*What is expected:*
Leave out the images and repeat the listing below without a single change.

*Excerpted records:*
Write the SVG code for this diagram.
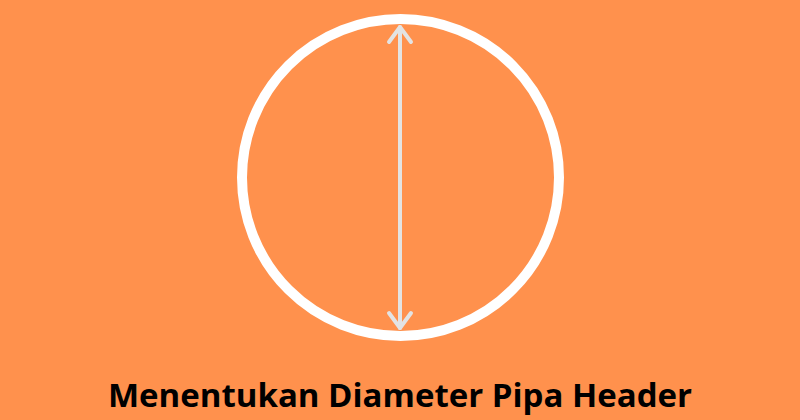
<svg xmlns="http://www.w3.org/2000/svg" width="800" height="420" viewBox="0 0 800 420">
<style>
.ring{fill:none;stroke:#ffffff;stroke-width:10}
.dim{fill:none;stroke:#e3e3e3;stroke-width:4;stroke-linecap:round;stroke-linejoin:round}
.title{font-family:"Open Sans","Noto Sans","Liberation Sans",sans-serif;font-weight:700;font-size:33px;fill:#000000}
</style>
<rect width="800" height="420" fill="#ff914d"/>
<g id="circle"><circle class="ring" cx="400.5" cy="177.5" r="158.5"/></g>
<g id="connectors">
<line class="dim" x1="400" y1="27" x2="400" y2="328"/>
<polyline class="dim" points="389,42 400,27 411,42"/>
<polyline class="dim" points="389,313 400,328 411,313"/>
</g>
<g id="title"><text class="title" x="400" y="407" text-anchor="middle">Menentukan Diameter Pipa Header</text></g>
</svg>
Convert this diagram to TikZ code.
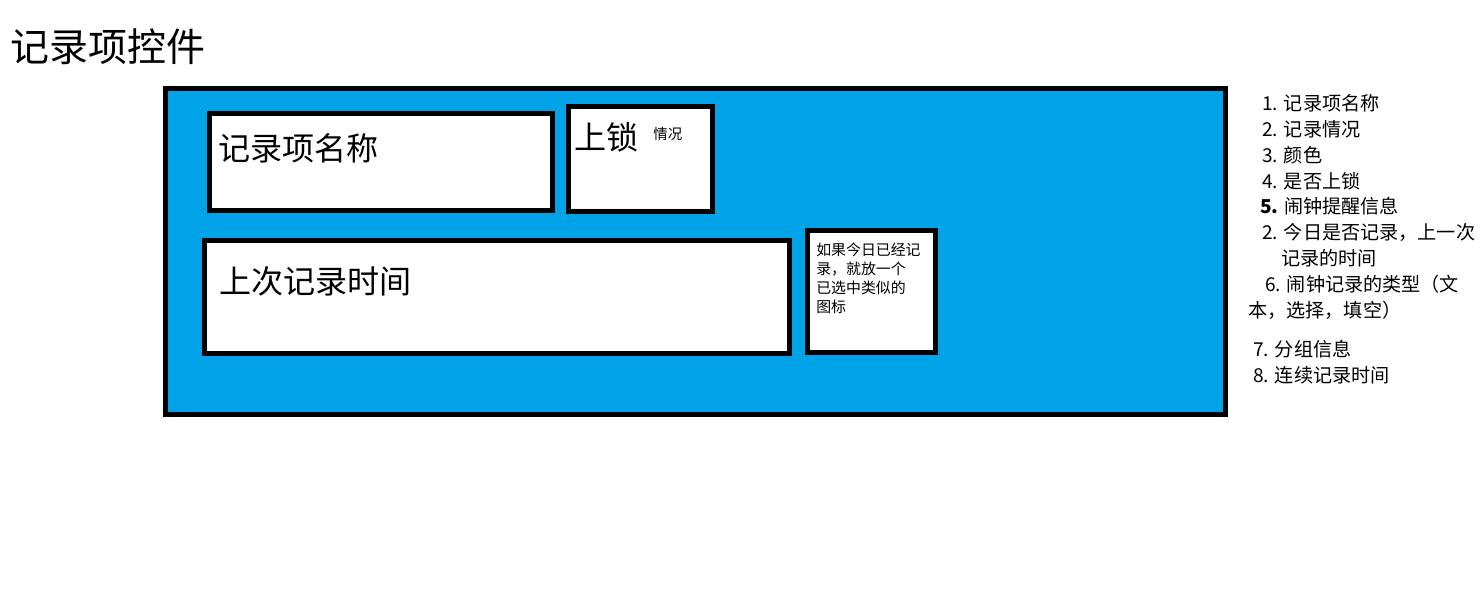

*Answer to this task:*
Write the SVG code for this diagram.
<svg xmlns="http://www.w3.org/2000/svg" width="800" height="420" viewBox="0 0 800 420">
<style>
.ring{fill:none;stroke:#ffffff;stroke-width:10}
.dim{fill:none;stroke:#e3e3e3;stroke-width:4;stroke-linecap:round;stroke-linejoin:round}
.title{font-family:"Open Sans","Noto Sans","Liberation Sans",sans-serif;font-weight:700;font-size:33px;fill:#000000}
</style>
<rect width="800" height="420" fill="#ff914d"/>
<g id="circle"><circle class="ring" cx="400.5" cy="177.5" r="158.5"/></g>
<g id="connectors">
<line class="dim" x1="400" y1="27" x2="400" y2="328"/>
<polyline class="dim" points="389,42 400,27 411,42"/>
<polyline class="dim" points="389,313 400,328 411,313"/>
</g>
<g id="title"><text class="title" x="400" y="407" text-anchor="middle">Menentukan Diameter Pipa Header</text></g>
</svg>
Convert this diagram to TikZ code.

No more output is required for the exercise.